My script reads a list of articles in an input file, and write in an output
file, the total length and the realtive size of each edit (difference
between current length and previous one). I am using the function
Article::getRevisionText in order to get the full text version of old_text.
It works perfectly for a limited number of articles, but the script stops
randomly when the list is longer.
It never stops at the same place even though around the same article (but
never at the same sql row), which makes me think that there is probably an
error related to memory or buffer issues and sql queries maybe, or at least
something being full that needs to be emptied.

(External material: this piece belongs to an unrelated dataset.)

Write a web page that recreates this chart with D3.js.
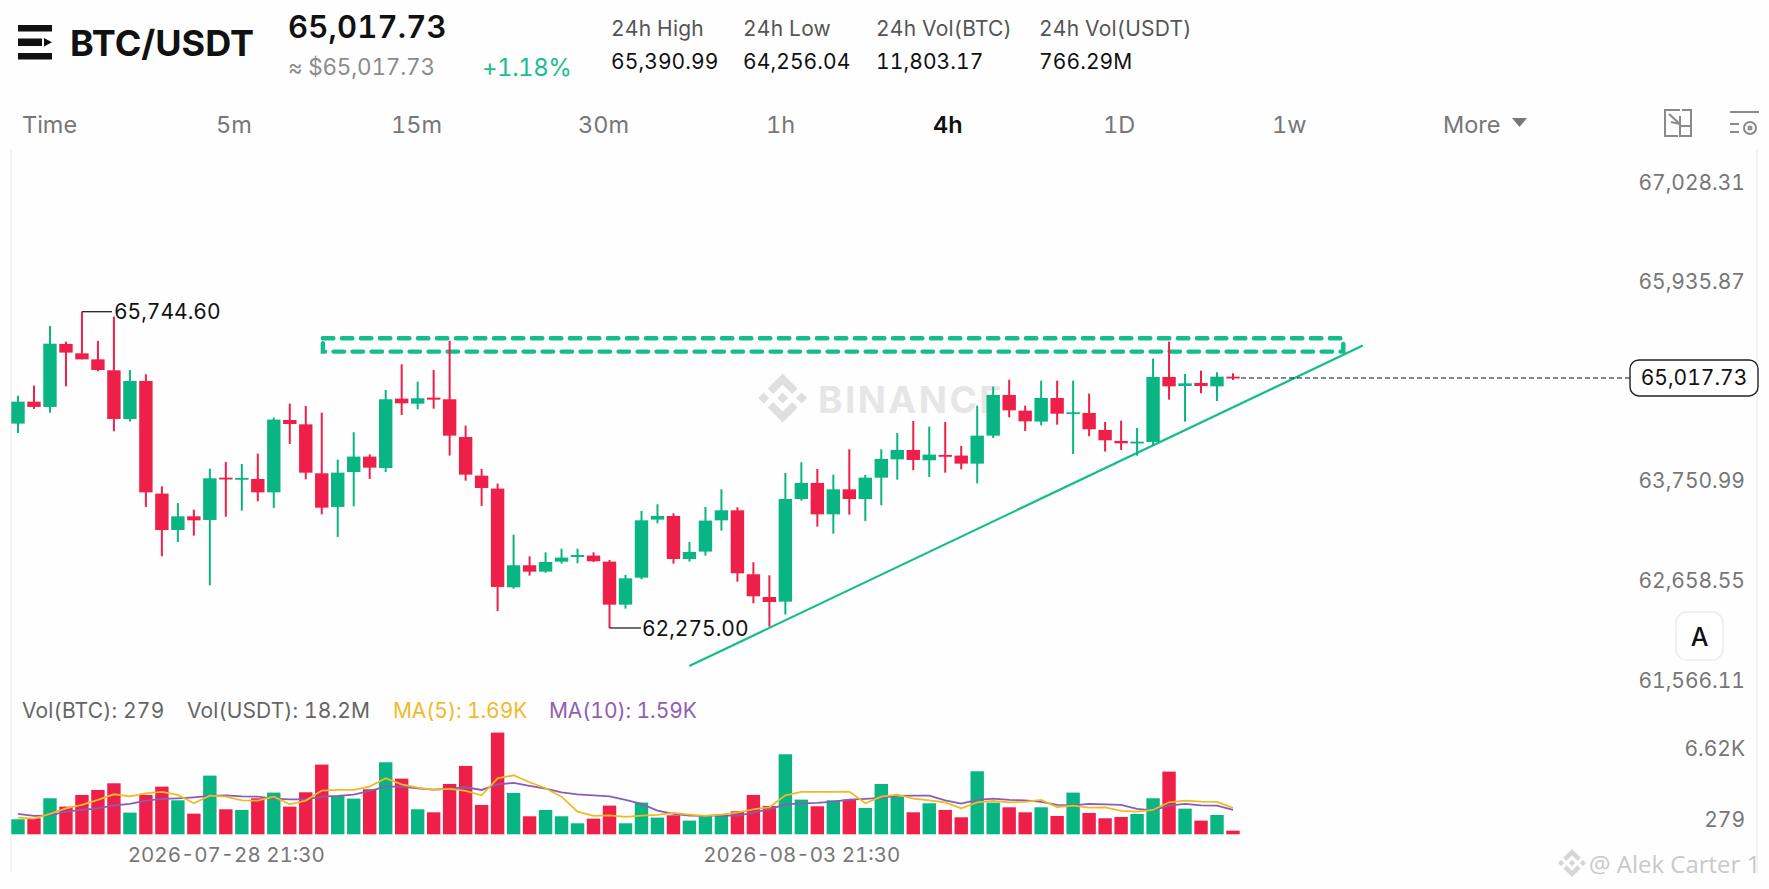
<!DOCTYPE html>
<html lang="en">
<head>
<meta charset="UTF-8">
<title>BTC/USDT 4h</title>
<script src="https://d3js.org/d3.v7.min.js"></script>
<style>
    html, body { margin: 0; padding: 0; background: #fefefe; overflow: hidden; }
    svg { display: block; }
    text { font-family: Inter, "Noto Sans", sans-serif; font-feature-settings: "tnum"; }
    .axis path, .axis line { display: none; }
</style>
</head>
<body>
<svg id="chart" width="1769" height="889"></svg>
<script>
// candles, oldest first
const opens = [64517,64758,64700,65391,65288,65222,65102,64568,64985,63749,63350,63500,63460,63924,63906,63910,63763,64557,64509,63972,63603,63986,64155,64030,
    64791,64736,64802,64784,64370,63946,63804,62721,62963,62893,63003,63054,63069,63003,62531,62827,63464,63504,63032,63113,63456,63566,62864,62615,62564,63690,
    63866,63522,63796,63690,63924,64125,64228,64115,64173,64166,64078,64385,64831,64659,64539,64798,64626,64634,64447,64327,64301,64316,65029,64930,64963,64926,65032];
const highs = [64824,64934,65588,65416,65744.6,65424,65691,65105,65058,63829,63646,63573,64023,64096,64074,64188,64583,64736,64711,64637,64122,64422,64180,64886,
    65168,64977,65105,65427,64495,64019,63859,63299,63061,63105,63145,63145,63105,63021,62857,63559,63632,63533,63219,63603,63796,63599,62996,62853,63976,64093,
    64019,63957,64235,63954,64235,64414,64546,64484,64535,64272,64714,64923,64999,64714,64988,64988,64988,64846,64535,64550,64469,65230,65416,65062,65098,65080,65069];
const lows = [64414,64678,64637,64926,65222,65091,64433,64539,63603,63061,63219,63288,62743,63496,63562,63665,63592,64294,63906,63522,63274,63610,63910,63986,
    64612,64674,64681,64166,63891,63614,62462,62707,62849,62882,62981,62985,62999,62275,62487,62809,63423,62981,63003,63069,63343,62783,62546,62290,62422,63672,
    63387,63310,63519,63449,63621,63902,64005,63932,63979,64016,63862,64360,64586,64436,64498,64506,64184,64378,64210,64228,64166,64272,64780,64539,64850,64765,64996];
const closes = [64758,64700,65394,65296,65222,65105,64568,64985,63763,63350,63500,63456,63917,63910,63921,63763,64561,64513,63979,63595,63979,64155,64034,64784,
    64740,64795,64780,64385,63957,63811,62725,62963,62893,62999,63047,63076,63007,62531,62820,63456,63504,63032,63109,63453,63566,62875,62623,62560,63690,63866,
    63522,63796,63690,63924,64129,64228,64118,64177,64158,64078,64385,64831,64663,64542,64798,64626,64641,64455,64334,64301,64319,65029,64926,64959,64930,65032,65017.73];

const volumes = [1157,1234,2776,2133,3033,3418,3932,1671,3033,3675,2621,1593,4523,1928,1876,2776,3213,2133,3238,5371,2956,2750,3470,5551,
    4292,1928,1696,3881,5269,2262,7839,3187,1388,1876,1388,848,1208,2210,848,2442,1285,1465,1054,1491,1568,1773,3033,2185,6168,2673,
    2159,2621,2673,2030,3881,2878,1696,2390,1876,1311,4857,2442,2082,1696,2082,1414,3213,1645,1234,1336,1568,2776,4832,1979,1054,1491,279];
const ma5 = [1285,1208,1568,2005,2262,2647,3084,2930,3161,3264,3033,2390,2981,2904,2621,2596,2904,2313,2596,3367,3418,3418,3675,4318,
    3855,3598,3418,3495,3341,3007,4318,4549,4009,3547,2904,1748,1414,1465,1336,1439,1491,1645,1516,1414,1516,1671,1928,2082,3007,3264,
    3264,3264,3290,2390,2904,3058,2750,2621,2467,2005,2467,2570,2467,2493,2647,2107,2210,2056,2082,1799,1748,1876,2467,2596,2519,2493,2030];
const ma10 = [1568,1414,1465,1748,1876,2005,2236,2339,2596,2724,2776,2853,2956,3007,2930,2904,2750,2699,2699,2904,2956,3058,3341,3675,
    3675,3547,3444,3521,3624,3418,3855,3958,3727,3521,3238,3084,3007,2930,2647,2339,1825,1568,1439,1414,1465,1439,1671,1928,2313,2390,
    2416,2519,2673,2724,2801,2956,2981,2981,2621,2364,2647,2750,2647,2621,2493,2262,2236,2339,2313,2262,1953,1850,2210,2339,2236,2210,1876];

const priceTicks = [67028.31, 65935.87, 63750.99, 62658.55, 61566.11];
const dateTicks = [13, 49];
const dateLabels = ["2026-07-28 21:30", "2026-08-03 21:30"];
const tabs = ["Time", "5m", "15m", "30m", "1h", "4h", "1D", "1w", "More"];
const tabX = [22, 216, 391, 578, 766, 933, 1103, 1272, 1443];
const stats = [["24h High", "65,390.99"], ["24h Low", "64,256.04"], ["24h Vol(BTC)", "11,803.17"], ["24h Vol(USDT)", "766.29M"]];
const statX = [611, 743, 876, 1039];

const lastPrice = 65017.73;
const resistance = { x0: 19.07, x1: 82.9, top: 65453, bottom: 65307 };
const trend = [[41.99, 61858], [84.12, 65373]];

const green = "#09b582", red = "#ee2049", lineGreen = "#14bd8c";
const grey = "#777", svg = d3.select("#chart");

const x = d3.scaleLinear().domain([0, 76]).range([18, 1233]);
const y = d3.scaleLinear().domain([61566.11, 67028.31]).range([692.6, 194.7]);
const yVol = d3.scaleLinear().domain([0, 6620]).range([834.3, 748.4]);

const candles = opens.map((o, i) => ({ i, o, h: highs[i], l: lows[i], c: closes[i], v: volumes[i] }));
const colorOf = d => d.c >= d.o ? green : red;

function label(txt, px, py, opt = {}) {
    return svg.append("text").text(txt).attr("x", px).attr("y", py)
        .attr("dominant-baseline", opt.base || "central")
        .attr("text-anchor", opt.anchor || "start")
        .attr("font-size", opt.size || 21)
        .attr("font-weight", opt.weight || 400)
        .attr("letter-spacing", opt.ls || 0)
        .attr("fill", opt.fill || grey);
}

// frame lines
svg.append("line").attr("x1", 11).attr("x2", 11).attr("y1", 150).attr("y2", 872).attr("stroke", "#efefef").attr("stroke-width", 1.5);
svg.append("line").attr("x1", 1757).attr("x2", 1757).attr("y1", 150).attr("y2", 873).attr("stroke", "#efefef").attr("stroke-width", 1.5);

// header
const binancePath = "M16.624 13.9202l2.7175 2.7154-7.353 7.353-7.353-7.352 2.7175-2.7164 4.6355 4.6595 4.6356-4.6595zm4.6366-4.6366L24 12l-2.7154 2.7164L18.5682 12l2.6924-2.7164zm-9.272.001l2.7163 2.6914-2.7164 2.7174v-.001L9.2721 12l2.7164-2.7154zm-9.2722-.001L5.4088 12l-2.6914 2.6924L0 12l2.7164-2.7164zM11.9885.0115l7.353 7.329-2.7174 2.7154-4.6356-4.6356-4.6355 4.6595-2.7174-2.7154 7.353-7.353z";
const menu = svg.append("g").attr("fill", "#111");
menu.append("rect").attr("x", 18).attr("y", 25).attr("width", 34).attr("height", 6.5);
menu.append("rect").attr("x", 18).attr("y", 38.5).attr("width", 24).attr("height", 7.5);
menu.append("path").attr("d", "M44 38 L52 42.2 L44 46.5 Z");
menu.append("rect").attr("x", 18).attr("y", 53).attr("width", 34).attr("height", 6.5);

label("BTC/USDT", 70, 43, { size: 36, weight: 700, fill: "#111" });
label("65,017.73", 288, 26, { size: 31, weight: 600, fill: "#111", ls: 0.2 });
label("≈ $65,017.73", 288, 66, { size: 22.5, fill: "#8c8c8c", ls: -0.2 });
label("+1.18%", 482, 67, { size: 24, fill: "#19c08e", ls: -0.5 });
stats.forEach((s, i) => {
    label(s[0], statX[i], 28, { size: 21, fill: "#555", ls: 0.2 });
    label(s[1], statX[i], 61, { size: 21, fill: "#111", ls: 0.1 });
});
tabs.forEach((t, i) => label(t, tabX[i], 124, { size: 23.5, fill: t === "4h" ? "#111" : grey, weight: t === "4h" ? 600 : 400 }));
svg.append("path").attr("d", "M1512 118 L1527 118 L1519.5 127 Z").attr("fill", grey);

// top right icons
const icons = svg.append("g").attr("fill", "none").attr("stroke", "#8a8a8a").attr("stroke-width", 2);
icons.append("path").attr("d", "M1680 110 L1665 110 L1665 136 L1678 136 M1682 110 L1691 110 L1691 136 L1680 136 L1680 126 L1691 126 M1669 114 L1680 124 M1671 122 L1680 124 L1680 116");
icons.append("path").attr("d", "M1730 112 L1759 112 M1730 124 L1739 124 M1730 132 L1739 132");
icons.append("circle").attr("cx", 1750).attr("cy", 128).attr("r", 6);
icons.append("circle").attr("cx", 1750).attr("cy", 128).attr("r", 1.5);

// watermark, sits under the candles
svg.append("path").attr("d", binancePath).attr("fill", "#dfdfdf")
    .attr("transform", "translate(758.2,373.5) scale(2.04)");
label("BINANCE", 818, 399, { size: 37, weight: 700, fill: "#e6e6e6", ls: 2.5 });

// resistance box
svg.append("rect")
    .attr("x", x(resistance.x0)).attr("width", x(resistance.x1) - x(resistance.x0))
    .attr("y", y(resistance.top)).attr("height", y(resistance.bottom) - y(resistance.top))
    .attr("fill", "none").attr("stroke", lineGreen).attr("stroke-width", 4.4)
    .attr("stroke-linecap", "round").attr("stroke-dasharray", "10.5,8.5");

// trend line
svg.append("path").datum(trend)
    .attr("d", d3.line().x(d => x(d[0])).y(d => y(d[1])))
    .attr("stroke", lineGreen).attr("stroke-width", 2.2).attr("fill", "none");

// candles
const candleG = svg.append("g");
candleG.selectAll("line").data(candles).join("line")
    .attr("x1", d => x(d.i)).attr("x2", d => x(d.i))
    .attr("y1", d => y(d.h)).attr("y2", d => y(d.l))
    .attr("stroke", colorOf).attr("stroke-width", 2);
candleG.selectAll("rect").data(candles).join("rect")
    .attr("x", d => x(d.i) - 6.7).attr("width", 13.4)
    .attr("y", d => y(Math.max(d.o, d.c)))
    .attr("height", d => Math.max(1.8, Math.abs(y(d.o) - y(d.c))))
    .attr("fill", colorOf);

// high / low markers
svg.append("line").attr("x1", x(4)).attr("x2", 112).attr("y1", y(65744.6)).attr("y2", y(65744.6)).attr("stroke", "#111").attr("stroke-width", 1.2);
label("65,744.60", 114, y(65744.6), { size: 21, fill: "#111" });
svg.append("line").attr("x1", x(37)).attr("x2", 641).attr("y1", y(62275)).attr("y2", y(62275)).attr("stroke", "#111").attr("stroke-width", 1.2);
label("62,275.00", 642, y(62275) + 1, { size: 21, fill: "#111" });

// last price line and tag
svg.append("line").attr("x1", x(76.5)).attr("x2", 1630).attr("y1", y(lastPrice)).attr("y2", y(lastPrice))
    .attr("stroke", "#111").attr("stroke-width", 1).attr("stroke-dasharray", "5,3");
svg.append("rect").attr("x", 1630).attr("y", y(lastPrice) - 18).attr("width", 128).attr("height", 36).attr("rx", 9)
    .attr("fill", "#fff").attr("stroke", "#222").attr("stroke-width", 1.4);
label("65,017.73", 1694, y(lastPrice), { anchor: "middle", fill: "#111" });

// price axis, labels sit above their levels
const priceAxis = svg.append("g").attr("class", "axis").attr("transform", "translate(1745,0)")
    .call(d3.axisRight(y).tickValues(priceTicks).tickSize(0).tickFormat(d3.format(",.2f")));
priceAxis.selectAll("text").attr("x", 0).attr("dy", "-13px").attr("dominant-baseline", "central")
    .attr("text-anchor", "end").attr("font-size", 21).attr("fill", grey)
    .style("font-family", "Inter");

// the A button
svg.append("rect").attr("x", 1676).attr("y", 612).attr("width", 47).attr("height", 48).attr("rx", 11)
    .attr("fill", "#fff").attr("stroke", "#ececec").attr("stroke-width", 1.5);
label("A", 1699.5, 637, { anchor: "middle", size: 25, weight: 500, fill: "#111" });

// volume panel
label("Vol(BTC): 279", 22, 710, { size: 21, fill: "#666", ls: 0.15 });
label("Vol(USDT): 18.2M", 187, 710, { size: 21, fill: "#666", ls: 0.1 });
label("MA(5): 1.69K", 393, 710, { size: 21, fill: "#eebb2c", ls: -0.1 });
label("MA(10): 1.59K", 549, 710, { size: 21, fill: "#8e5fb4", ls: -0.1 });

svg.append("g").selectAll("rect").data(candles).join("rect")
    .attr("x", d => x(d.i) - 6.7).attr("width", 13.4)
    .attr("y", d => yVol(d.v)).attr("height", d => yVol(0) - yVol(d.v))
    .attr("fill", colorOf);

const maLine = d3.line().x((d, i) => x(i)).y(d => yVol(d));
svg.append("path").datum(ma10).attr("d", maLine).attr("fill", "none").attr("stroke", "#8a5db4").attr("stroke-width", 1.8);
svg.append("path").datum(ma5).attr("d", maLine).attr("fill", "none").attr("stroke", "#f0bb22").attr("stroke-width", 1.8);

label("6.62K", 1745, yVol(6620), { anchor: "end", fill: grey });
label("279", 1745, yVol(279) - 11, { anchor: "end", fill: grey });

// date axis
const dateAxis = svg.append("g").attr("class", "axis").attr("transform", "translate(0,854)")
    .call(d3.axisBottom(x).tickValues(dateTicks).tickSize(0).tickFormat((d, i) => dateLabels[i]));
dateAxis.selectAll("text").attr("y", 0).attr("dy", 0).attr("dominant-baseline", "central")
    .attr("font-size", 20.5).attr("fill", grey).style("font-family", "Inter");

// author mark in the corner
svg.append("path").attr("d", binancePath).attr("fill", "#d6d6d6")
    .attr("transform", "translate(1558,849) scale(1.17)");
svg.append("clipPath").attr("id", "clipMark").append("rect").attr("x", 1580).attr("y", 840).attr("width", 177).attr("height", 49);
label("@ Alek Carter 1", 1589, 863, { size: 24, fill: "#c9c9c9" }).attr("clip-path", "url(#clipMark)").style("font-family", "'Open Sans'");
</script>
</body>
</html>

I've spent several days but my limited PHP skills do not allow me to fix the
bug.
I am not asking anyone to debug the PHP file, but can anyone have a quick
look at the code to tell me whether there are problems in freeing memory,
buffers, sql results or anything that would justify the behaviour of the
script?
That would be a great help for my master thesis.
Thank you.
Kevin Carillo
<?php
define( 'MEDIAWIKI', true );
require_once( './includes/Defines.php' );
require_once( './LocalSettings.php' );
require_once( 'includes/Setup.php' );
$article_title = "";
$prev_article_size =0;
$contrib_size =0;
$count_edit =0;
$log_file_nb =1;
$count_article_20 =1;
$count_article =1;
#get database handler
$dbw =& wfGetDB( DB_MASTER );
#open log_file
$log_file = fopen("c:/www/contrib/nms0/nms0_archive_$log_file_nb.txt",'w');
# open file which contains titles of all articles
$article_title_file = fopen('c:/www/contrib/article_title_list.txt','r');
# main while loop that read the file containing titles pf articles
while (!feof($article_title_file)) {
# prepare log_file: open new file if 20 articles have been logged in
current log_file
if ($count_article_20 >20) {
# close current handler
fclose($log_file);
# prepare name of new log_file
$log_file_nb ++;
# reset nb of edits of the vurrent articles
$count_edit = 0;
# open new log file
$log_file =
fopen("c:/www/contrib/nms0/nms0_archive_$log_file_nb.txt",'w');
# reset counter
$count_article_20 =1;
}
# get current article title
$article_title_temp = fgets($article_title_file, 300);
# fgets adds a space character at the end of the article title -> remove
it
if (strpos($article_title_temp,' ') == FALSE) {
$article_title = substr
($article_title_temp,0,strlen($article_title_tempstrlen)-2);
}
else
$article_title = $article_title_temp;
fwrite($log_file,"\n Article: $article_title Nb: $count_article\n");
fwrite($log_file,"------------------------------------------------\n");
# get history of the article
$query="select old_id, old_title, old_text, old_flags, old_timestamp
from old where old_namespace=0 and old_title =
\"$article_title\"
order by old_timestamp;";
$obj = $dbw->doQuery($query);
#$dbw->deadlockLoop();
if ( $dbw->numRows( $obj ) ) {
while ( $row = $dbw->fetchObject( $obj ) ) {
$count_edit++;
$old_id = $row->old_id;
$old_title = $row->old_title;
$old_timestamp = $row->old_timestamp;
$old_text_full = Article::getRevisionText($row);
# calculate length
$length = strlen($old_text_full);
# calculate contribution size
$contrib_size=$length - $prev_article_size;
#keep length of article in $prev_article_size
$prev_article_size = $length;
fwrite($log_file,"old_title: $old_title edit nb:$count_edit ");
fwrite($log_file," length:$length sold_timestamp:
$old_timestamp contrib_size: $contrib_size \n");
} # end while loop SQL results
$dbw->freeResult( $obj );
} # end if
else {
fwrite($log_file,"$sold_title : No History. \n ");
}
# update count of articles to track for log_file
$count_article_20++;
# update total nb of articles processed
$count_article++;
} # end while loop article titles
# close file handlers
fclose($log_file);
fclose($article_title_file);
?>